Using the material below, copy every line where "this" appears.

[Entries shown]:
>> Start
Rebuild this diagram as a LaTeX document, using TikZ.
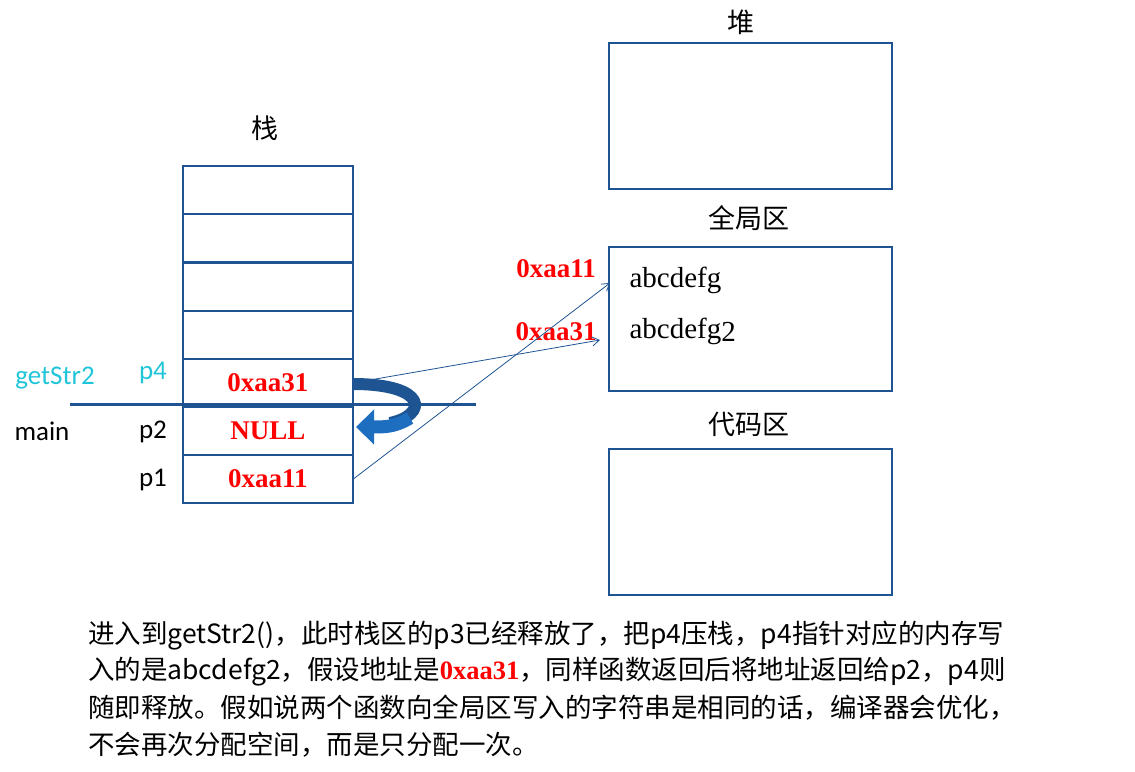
>> End
>> Start
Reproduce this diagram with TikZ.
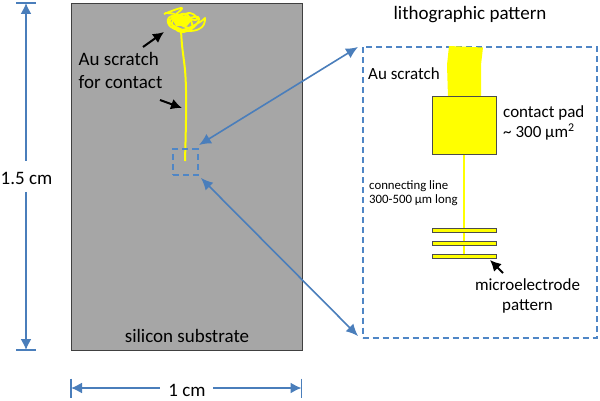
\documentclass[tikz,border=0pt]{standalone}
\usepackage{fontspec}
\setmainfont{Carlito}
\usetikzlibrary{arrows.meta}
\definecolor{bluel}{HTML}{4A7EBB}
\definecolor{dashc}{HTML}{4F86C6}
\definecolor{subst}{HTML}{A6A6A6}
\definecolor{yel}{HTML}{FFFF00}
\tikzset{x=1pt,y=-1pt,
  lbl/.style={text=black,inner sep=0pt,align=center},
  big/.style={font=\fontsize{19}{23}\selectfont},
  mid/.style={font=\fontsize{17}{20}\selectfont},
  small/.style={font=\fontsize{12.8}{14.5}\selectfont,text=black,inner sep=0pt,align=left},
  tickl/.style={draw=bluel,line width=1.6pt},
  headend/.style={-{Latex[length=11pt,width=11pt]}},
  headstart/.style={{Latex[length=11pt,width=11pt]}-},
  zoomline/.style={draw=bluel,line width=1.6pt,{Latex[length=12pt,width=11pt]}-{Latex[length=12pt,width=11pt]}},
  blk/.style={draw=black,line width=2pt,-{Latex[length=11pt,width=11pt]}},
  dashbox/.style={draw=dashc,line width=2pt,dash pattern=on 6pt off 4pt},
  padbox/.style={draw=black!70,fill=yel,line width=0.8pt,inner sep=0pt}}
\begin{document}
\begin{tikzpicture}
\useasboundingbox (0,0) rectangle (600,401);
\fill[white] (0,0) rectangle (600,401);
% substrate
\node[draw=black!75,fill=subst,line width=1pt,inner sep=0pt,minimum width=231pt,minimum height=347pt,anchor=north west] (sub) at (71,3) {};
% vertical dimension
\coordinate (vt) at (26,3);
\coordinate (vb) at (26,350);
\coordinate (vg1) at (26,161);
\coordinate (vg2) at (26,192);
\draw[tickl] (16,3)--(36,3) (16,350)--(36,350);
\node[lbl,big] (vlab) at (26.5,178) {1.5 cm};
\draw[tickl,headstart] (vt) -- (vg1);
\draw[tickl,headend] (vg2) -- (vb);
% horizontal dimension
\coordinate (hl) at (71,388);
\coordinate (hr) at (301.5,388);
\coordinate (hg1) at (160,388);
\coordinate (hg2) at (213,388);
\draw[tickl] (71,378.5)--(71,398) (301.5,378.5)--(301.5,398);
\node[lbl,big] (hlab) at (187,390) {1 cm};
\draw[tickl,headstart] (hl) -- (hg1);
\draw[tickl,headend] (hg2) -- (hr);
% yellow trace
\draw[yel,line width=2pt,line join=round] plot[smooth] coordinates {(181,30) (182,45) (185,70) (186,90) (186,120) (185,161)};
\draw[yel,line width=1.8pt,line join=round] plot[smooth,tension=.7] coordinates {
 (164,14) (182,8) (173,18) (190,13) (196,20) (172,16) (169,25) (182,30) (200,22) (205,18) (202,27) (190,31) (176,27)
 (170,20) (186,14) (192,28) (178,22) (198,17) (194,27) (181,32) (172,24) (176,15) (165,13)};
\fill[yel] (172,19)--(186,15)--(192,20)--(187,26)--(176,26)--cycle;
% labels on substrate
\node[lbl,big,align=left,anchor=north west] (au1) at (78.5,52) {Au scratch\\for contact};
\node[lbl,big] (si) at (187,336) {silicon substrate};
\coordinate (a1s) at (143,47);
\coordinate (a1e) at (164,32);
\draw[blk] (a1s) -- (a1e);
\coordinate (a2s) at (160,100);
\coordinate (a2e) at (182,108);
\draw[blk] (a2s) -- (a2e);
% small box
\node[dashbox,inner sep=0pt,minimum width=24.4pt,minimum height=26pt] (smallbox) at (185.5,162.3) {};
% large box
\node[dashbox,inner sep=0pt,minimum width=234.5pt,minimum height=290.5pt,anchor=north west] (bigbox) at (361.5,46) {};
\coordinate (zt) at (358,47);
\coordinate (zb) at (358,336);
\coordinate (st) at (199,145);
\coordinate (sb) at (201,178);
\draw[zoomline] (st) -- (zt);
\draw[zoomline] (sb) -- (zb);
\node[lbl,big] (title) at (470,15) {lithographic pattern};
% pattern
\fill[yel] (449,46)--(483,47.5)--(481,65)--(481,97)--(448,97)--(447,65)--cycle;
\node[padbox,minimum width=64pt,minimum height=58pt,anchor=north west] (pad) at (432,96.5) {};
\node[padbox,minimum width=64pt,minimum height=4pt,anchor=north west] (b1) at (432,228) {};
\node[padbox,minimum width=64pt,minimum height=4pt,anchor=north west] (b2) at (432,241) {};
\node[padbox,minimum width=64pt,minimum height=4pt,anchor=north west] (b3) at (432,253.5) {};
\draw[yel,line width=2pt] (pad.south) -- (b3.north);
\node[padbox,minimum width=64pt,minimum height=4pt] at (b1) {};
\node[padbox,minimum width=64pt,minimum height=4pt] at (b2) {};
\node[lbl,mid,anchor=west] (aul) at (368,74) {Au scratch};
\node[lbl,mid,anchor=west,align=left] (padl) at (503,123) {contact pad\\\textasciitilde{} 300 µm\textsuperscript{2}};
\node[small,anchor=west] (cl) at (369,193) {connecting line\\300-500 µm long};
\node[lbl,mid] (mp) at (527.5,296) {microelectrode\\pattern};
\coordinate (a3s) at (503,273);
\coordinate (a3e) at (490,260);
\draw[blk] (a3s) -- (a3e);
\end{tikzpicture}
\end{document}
>> End
[Solution to the exercise]:
Rebuild this diagram as a LaTeX document, using TikZ.
Reproduce this diagram with TikZ.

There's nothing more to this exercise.